■ SUPPLIED DATA ■
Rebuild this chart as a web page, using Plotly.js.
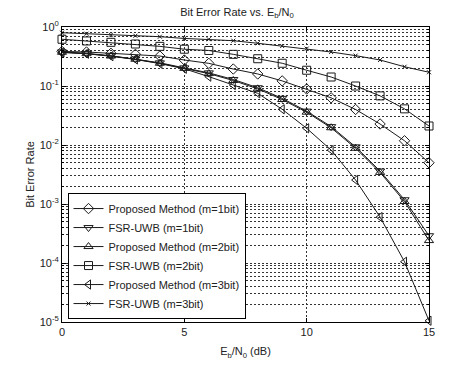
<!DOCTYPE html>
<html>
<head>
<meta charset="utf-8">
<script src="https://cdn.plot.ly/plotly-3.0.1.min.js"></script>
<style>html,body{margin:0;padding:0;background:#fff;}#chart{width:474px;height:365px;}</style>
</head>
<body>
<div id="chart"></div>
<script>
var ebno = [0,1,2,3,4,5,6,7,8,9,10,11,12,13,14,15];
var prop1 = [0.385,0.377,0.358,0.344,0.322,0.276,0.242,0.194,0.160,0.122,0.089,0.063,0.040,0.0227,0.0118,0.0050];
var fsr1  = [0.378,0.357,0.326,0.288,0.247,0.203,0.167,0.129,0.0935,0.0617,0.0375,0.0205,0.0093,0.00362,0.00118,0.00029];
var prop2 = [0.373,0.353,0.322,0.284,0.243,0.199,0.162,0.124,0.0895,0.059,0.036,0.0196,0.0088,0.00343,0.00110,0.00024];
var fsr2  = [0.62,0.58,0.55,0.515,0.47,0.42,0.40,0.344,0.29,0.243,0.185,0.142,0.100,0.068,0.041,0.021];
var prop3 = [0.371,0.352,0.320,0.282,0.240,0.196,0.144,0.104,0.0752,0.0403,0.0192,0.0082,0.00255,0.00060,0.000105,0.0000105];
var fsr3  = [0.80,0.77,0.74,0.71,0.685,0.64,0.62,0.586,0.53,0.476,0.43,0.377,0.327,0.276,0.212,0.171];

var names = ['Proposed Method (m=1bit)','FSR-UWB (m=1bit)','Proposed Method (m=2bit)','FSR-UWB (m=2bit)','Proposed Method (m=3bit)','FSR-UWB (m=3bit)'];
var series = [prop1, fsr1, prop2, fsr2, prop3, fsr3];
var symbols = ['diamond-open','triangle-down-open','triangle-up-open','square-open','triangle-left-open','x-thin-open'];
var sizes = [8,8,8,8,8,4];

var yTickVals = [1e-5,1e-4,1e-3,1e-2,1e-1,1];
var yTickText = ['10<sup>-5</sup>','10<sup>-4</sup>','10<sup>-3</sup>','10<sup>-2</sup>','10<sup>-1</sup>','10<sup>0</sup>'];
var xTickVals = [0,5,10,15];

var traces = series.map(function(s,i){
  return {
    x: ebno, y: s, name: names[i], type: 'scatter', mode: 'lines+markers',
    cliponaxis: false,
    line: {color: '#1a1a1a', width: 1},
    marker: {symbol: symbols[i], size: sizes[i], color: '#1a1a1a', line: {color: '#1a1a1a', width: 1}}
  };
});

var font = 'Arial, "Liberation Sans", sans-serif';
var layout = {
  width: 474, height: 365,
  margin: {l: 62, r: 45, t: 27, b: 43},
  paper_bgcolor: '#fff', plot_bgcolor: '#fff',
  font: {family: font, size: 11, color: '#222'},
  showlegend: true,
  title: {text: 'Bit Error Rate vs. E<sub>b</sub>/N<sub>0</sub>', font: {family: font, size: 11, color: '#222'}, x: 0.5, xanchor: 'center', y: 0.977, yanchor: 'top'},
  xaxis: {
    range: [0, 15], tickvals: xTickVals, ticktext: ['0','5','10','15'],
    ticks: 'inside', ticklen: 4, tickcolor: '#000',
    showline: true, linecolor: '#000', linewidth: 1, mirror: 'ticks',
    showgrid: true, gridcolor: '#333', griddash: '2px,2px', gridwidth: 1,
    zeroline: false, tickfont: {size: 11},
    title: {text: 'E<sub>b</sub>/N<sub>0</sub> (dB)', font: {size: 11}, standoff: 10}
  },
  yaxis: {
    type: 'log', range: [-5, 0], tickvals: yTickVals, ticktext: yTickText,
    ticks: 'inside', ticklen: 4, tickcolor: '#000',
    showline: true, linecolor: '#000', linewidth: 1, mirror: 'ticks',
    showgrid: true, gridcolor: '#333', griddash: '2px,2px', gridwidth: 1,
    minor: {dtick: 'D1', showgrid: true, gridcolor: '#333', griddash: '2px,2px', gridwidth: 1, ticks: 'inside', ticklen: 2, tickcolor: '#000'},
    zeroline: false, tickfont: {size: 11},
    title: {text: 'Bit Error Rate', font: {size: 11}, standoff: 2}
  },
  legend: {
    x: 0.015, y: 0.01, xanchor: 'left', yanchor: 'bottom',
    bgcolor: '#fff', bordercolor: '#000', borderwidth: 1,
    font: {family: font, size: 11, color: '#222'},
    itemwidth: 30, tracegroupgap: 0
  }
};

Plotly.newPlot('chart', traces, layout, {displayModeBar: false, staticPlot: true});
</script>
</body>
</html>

■ INSTRUCTIONS FOR THE TASK ■
Among the lines of the material above, how many include the string "chart"? Report only that number.

■ EXPECTED ANSWER ■
4